July 18, 2008

Larry Tribe's Oral Argument in TXO v. Alliance Resources Was One of the Best, According to Linda Greenhouse

The New York Times' Linda Greenhouse, responding to a reader question about the best and worst Supreme Court arguments she has witnessed, identified Larry Tribe's performance in a punitive damages case, TXO v. Alliance Productions, as one of the best:

As for the best — I've seen many terrific arguments. One memory that always brings a smile was an argument by Laurence H. Tribe, the Harvard law professor, in a 1993 punitive damages case, TXO v. Alliance Resources. He had been brought in after the court, over his client's opposition, had agreed to hear the other side's appeal — not a good posture to be in. Larry completely changed the theory of the case — turning a likely loser into a case that during the argument appeared to be making unexpected headway. As this was unfolding, to the surprise of nearly everyone, Justice Scalia said to him with evident irony — "Professor Tribe, I don't remember this argument in your opposition to cert" (knowing, of course, that Larry had nothing to do with the case at that stage of the proceedings) — to which Larry replied without breaking stride: "Justice Scalia, I like to think it was there by implication." (This is my memory — I haven't checked the transcript — but he won the case.)

If Greenhouse is right about Tribe's influence on the outcome of the case, perhaps that explains the fractured Court in that case. The justices could not put together a five-justice majority to answer whether the amount of punitive damages violated due process. Three justices (Stevens, Rehnquist, Blackmun) said courts should review punitive damages for "reasonableness," and they concluded that the award in that case passed the test. One justice (Kennedy) thought a more stringent test was appropriate, but he thought the award in TXO barely passed the test. Three justices (O'Connor, White and Souter) said a more stringent test was appropriate and the award did not pass the test.
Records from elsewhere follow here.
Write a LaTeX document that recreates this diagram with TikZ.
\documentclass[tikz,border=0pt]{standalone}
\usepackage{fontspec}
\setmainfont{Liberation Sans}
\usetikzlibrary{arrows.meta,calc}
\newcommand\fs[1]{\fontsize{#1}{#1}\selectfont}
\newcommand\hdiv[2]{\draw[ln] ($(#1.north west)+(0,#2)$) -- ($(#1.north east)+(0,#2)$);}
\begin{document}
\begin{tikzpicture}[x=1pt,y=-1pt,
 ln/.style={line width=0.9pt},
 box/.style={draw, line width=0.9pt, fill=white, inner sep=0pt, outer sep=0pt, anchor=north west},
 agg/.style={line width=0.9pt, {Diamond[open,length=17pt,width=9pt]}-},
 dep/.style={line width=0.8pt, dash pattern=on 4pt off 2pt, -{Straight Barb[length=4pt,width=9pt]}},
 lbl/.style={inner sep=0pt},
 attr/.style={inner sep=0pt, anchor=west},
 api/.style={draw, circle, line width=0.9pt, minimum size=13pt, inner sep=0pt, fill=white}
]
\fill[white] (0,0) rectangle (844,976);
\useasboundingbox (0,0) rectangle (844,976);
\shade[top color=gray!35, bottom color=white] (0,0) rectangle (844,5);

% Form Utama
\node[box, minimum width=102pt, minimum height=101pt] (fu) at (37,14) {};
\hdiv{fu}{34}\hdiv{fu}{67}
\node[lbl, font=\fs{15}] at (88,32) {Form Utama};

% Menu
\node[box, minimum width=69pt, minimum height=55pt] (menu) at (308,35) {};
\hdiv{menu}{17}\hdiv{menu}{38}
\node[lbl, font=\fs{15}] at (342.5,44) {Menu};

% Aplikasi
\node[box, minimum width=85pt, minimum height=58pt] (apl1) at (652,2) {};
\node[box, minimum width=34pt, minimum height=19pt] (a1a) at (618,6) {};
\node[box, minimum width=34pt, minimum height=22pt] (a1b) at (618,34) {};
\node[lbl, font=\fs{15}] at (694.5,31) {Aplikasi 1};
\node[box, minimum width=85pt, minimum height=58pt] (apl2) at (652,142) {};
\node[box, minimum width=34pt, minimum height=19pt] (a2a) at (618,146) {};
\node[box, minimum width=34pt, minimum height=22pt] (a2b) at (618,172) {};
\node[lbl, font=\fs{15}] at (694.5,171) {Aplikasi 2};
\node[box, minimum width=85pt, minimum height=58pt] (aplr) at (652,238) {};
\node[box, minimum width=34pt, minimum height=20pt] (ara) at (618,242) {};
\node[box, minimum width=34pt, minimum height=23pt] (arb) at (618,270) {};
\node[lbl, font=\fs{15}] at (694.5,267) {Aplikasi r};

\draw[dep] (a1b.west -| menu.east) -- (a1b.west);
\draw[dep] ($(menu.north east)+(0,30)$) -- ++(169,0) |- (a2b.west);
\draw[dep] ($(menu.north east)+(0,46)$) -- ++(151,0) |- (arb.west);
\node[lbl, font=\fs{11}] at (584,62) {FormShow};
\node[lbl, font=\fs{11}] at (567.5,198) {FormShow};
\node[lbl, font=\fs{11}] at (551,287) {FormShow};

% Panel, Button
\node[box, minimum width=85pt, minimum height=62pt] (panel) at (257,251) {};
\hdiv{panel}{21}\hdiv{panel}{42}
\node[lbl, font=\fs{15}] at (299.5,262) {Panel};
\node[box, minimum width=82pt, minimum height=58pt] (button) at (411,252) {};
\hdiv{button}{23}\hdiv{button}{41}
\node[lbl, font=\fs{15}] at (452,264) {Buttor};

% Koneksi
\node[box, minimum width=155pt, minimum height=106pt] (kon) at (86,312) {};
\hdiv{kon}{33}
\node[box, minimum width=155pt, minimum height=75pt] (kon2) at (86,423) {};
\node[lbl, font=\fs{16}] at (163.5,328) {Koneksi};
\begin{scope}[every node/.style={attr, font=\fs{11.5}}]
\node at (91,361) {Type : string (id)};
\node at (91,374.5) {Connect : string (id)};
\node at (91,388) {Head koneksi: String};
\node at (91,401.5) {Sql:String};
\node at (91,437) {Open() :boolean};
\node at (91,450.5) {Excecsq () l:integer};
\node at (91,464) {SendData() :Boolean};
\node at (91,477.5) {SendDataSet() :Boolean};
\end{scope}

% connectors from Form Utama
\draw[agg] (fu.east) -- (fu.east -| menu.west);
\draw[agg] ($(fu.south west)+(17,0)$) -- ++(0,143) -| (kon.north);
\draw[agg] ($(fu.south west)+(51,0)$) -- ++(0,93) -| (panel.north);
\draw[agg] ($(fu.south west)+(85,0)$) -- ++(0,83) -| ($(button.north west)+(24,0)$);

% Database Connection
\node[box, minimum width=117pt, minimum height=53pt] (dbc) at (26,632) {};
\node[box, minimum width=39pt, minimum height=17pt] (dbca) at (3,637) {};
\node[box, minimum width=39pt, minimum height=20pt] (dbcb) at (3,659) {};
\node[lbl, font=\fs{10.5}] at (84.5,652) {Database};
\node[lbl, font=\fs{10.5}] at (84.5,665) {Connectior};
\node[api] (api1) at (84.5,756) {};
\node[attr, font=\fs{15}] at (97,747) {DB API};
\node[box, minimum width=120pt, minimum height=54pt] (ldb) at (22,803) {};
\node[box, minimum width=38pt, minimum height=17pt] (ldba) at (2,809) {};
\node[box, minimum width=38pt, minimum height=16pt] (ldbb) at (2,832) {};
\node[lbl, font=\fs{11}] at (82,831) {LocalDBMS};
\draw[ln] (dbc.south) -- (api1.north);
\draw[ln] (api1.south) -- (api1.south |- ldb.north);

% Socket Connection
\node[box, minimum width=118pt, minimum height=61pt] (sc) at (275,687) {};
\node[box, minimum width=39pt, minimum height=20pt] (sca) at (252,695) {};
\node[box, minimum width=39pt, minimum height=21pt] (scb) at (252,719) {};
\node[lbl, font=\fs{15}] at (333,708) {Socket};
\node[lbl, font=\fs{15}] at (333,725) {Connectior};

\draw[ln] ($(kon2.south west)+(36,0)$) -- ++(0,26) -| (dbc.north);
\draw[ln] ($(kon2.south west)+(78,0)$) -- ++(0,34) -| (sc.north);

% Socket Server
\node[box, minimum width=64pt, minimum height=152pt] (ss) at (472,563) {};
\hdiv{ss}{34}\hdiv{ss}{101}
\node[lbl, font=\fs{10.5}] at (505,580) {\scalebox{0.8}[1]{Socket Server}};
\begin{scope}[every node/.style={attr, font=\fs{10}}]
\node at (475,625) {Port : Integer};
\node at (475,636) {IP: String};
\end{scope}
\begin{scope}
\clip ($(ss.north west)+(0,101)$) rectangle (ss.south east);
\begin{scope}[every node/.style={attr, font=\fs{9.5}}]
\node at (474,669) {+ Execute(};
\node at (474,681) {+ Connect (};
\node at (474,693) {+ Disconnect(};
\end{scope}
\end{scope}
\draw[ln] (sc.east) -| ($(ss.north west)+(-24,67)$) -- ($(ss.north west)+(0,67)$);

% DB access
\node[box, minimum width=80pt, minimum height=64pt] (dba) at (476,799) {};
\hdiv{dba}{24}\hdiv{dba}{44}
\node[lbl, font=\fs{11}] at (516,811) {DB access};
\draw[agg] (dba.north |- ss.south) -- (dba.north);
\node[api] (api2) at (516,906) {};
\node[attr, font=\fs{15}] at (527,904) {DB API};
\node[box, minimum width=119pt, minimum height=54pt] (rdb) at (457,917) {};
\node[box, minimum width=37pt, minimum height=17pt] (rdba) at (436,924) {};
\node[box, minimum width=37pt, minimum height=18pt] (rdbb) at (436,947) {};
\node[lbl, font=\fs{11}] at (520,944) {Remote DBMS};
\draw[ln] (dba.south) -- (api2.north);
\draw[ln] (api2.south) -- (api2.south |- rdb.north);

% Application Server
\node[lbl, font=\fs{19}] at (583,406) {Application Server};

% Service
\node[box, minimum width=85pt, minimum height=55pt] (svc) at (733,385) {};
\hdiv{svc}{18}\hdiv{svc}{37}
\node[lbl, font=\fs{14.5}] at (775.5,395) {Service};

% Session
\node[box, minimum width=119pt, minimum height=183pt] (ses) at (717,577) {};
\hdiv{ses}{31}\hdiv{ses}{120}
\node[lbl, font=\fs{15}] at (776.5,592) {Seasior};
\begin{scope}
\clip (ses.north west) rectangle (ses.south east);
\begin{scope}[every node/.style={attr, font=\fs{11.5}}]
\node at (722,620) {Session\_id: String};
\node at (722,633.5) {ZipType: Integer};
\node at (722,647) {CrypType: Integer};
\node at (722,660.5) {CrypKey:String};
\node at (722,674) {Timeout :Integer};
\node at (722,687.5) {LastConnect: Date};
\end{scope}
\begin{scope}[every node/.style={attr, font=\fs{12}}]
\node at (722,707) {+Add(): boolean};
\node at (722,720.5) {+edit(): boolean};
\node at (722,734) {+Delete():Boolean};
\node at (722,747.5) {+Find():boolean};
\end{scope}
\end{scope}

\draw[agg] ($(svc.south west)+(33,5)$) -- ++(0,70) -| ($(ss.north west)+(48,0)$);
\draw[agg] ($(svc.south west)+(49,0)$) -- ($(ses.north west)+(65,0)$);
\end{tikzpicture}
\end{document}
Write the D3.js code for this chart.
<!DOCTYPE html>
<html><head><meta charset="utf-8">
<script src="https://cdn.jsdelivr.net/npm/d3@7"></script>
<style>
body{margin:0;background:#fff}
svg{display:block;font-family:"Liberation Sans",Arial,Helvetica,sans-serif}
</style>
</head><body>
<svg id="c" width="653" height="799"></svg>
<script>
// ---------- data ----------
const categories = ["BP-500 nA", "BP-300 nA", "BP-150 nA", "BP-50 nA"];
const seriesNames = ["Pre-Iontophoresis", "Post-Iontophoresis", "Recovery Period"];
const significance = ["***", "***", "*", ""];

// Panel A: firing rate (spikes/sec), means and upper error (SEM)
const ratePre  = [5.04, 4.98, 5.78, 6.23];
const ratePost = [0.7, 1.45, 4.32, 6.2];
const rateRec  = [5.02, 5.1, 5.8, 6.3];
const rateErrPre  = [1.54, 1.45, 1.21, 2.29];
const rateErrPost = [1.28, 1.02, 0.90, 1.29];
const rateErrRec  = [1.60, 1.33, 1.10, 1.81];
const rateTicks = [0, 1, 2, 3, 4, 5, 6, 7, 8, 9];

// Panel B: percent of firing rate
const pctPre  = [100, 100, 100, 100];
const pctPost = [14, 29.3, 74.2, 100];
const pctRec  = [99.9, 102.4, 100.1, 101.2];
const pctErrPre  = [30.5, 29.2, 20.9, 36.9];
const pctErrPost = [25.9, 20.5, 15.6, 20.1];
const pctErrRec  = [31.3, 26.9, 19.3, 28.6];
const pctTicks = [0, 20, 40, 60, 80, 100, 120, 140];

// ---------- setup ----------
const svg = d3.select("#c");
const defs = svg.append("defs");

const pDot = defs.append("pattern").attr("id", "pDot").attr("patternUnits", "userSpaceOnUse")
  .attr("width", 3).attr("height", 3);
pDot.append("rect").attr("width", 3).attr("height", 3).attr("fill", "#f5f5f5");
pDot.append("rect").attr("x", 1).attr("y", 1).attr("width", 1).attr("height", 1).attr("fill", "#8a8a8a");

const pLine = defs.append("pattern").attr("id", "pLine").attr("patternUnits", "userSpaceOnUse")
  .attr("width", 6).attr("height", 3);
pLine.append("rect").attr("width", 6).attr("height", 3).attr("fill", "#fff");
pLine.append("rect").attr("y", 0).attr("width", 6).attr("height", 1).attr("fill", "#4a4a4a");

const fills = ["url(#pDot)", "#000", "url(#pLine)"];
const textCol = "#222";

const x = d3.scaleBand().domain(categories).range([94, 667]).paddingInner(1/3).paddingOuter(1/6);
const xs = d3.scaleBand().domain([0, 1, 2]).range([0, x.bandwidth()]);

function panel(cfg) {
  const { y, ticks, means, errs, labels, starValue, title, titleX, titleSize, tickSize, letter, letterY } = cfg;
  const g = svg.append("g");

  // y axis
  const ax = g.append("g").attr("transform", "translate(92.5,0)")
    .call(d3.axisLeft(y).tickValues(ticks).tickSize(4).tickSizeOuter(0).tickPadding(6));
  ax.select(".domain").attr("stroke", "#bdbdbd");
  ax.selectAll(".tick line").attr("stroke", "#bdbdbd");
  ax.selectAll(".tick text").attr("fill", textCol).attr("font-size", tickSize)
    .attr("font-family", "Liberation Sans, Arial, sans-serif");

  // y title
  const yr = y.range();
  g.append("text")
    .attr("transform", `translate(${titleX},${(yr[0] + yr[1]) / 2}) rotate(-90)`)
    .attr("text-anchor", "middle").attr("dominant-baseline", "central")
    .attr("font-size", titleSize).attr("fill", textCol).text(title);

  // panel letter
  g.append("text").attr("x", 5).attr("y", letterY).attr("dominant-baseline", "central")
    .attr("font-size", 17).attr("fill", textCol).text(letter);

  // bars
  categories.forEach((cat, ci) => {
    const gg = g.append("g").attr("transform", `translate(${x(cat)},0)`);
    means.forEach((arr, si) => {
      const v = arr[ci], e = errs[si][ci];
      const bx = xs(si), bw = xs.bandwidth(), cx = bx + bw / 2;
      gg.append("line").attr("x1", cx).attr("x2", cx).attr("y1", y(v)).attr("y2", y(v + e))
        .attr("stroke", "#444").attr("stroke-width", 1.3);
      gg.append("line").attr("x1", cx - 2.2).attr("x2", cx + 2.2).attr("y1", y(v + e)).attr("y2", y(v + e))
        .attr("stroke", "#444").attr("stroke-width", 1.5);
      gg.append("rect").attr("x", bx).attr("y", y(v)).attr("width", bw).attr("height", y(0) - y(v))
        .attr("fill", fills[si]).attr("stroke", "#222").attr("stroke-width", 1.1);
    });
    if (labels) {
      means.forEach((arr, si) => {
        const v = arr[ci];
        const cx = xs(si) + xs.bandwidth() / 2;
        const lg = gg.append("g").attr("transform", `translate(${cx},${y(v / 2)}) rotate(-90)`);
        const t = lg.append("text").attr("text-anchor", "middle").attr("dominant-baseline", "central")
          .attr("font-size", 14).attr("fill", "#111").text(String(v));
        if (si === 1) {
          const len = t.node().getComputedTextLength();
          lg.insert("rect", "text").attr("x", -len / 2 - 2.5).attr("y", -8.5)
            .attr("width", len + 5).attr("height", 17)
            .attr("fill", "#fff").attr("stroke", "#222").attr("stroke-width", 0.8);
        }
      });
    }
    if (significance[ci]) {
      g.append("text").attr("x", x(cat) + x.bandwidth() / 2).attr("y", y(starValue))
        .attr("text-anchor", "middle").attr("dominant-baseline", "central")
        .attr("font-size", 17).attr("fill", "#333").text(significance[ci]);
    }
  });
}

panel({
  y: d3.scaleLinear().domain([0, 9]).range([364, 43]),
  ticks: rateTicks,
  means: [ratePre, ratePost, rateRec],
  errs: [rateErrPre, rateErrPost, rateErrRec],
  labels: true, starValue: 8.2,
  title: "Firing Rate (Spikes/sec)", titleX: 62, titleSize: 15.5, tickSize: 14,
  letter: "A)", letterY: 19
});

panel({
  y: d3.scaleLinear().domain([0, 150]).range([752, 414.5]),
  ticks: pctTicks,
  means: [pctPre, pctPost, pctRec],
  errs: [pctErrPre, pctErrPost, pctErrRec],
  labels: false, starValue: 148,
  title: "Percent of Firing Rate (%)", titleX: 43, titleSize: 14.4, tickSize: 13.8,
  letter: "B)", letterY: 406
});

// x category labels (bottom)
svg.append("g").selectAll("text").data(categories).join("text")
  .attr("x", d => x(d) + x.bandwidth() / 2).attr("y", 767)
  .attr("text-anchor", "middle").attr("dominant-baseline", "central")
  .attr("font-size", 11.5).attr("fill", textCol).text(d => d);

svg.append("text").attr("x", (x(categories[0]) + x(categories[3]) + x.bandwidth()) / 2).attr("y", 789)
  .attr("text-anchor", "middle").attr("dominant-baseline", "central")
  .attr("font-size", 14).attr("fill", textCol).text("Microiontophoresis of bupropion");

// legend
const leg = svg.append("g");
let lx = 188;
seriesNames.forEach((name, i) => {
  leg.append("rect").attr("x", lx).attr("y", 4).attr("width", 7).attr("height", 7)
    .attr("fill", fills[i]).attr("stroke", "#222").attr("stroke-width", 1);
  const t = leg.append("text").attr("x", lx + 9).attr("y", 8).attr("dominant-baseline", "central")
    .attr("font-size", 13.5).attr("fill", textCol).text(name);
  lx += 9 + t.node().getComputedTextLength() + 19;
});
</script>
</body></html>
And two justices (Scalia and Thomas) said the Supreme Court has no business reviewing state court punitive damages awards for excessiveness. If Greenhouse's assessment is correct, O'Connor's opinion might have been the majority opinion going into the argument, but maybe Tribe persuaded two of the others (possibly Kennedy and Rehnquist) to jump ship. If so, Tribe successfully delayed the Supreme Court's crackdown on excessive punitive damages for three years, when the court revisited the issue in in BMW v. Gore.

Thanks to my partner David Ettinger for the tip.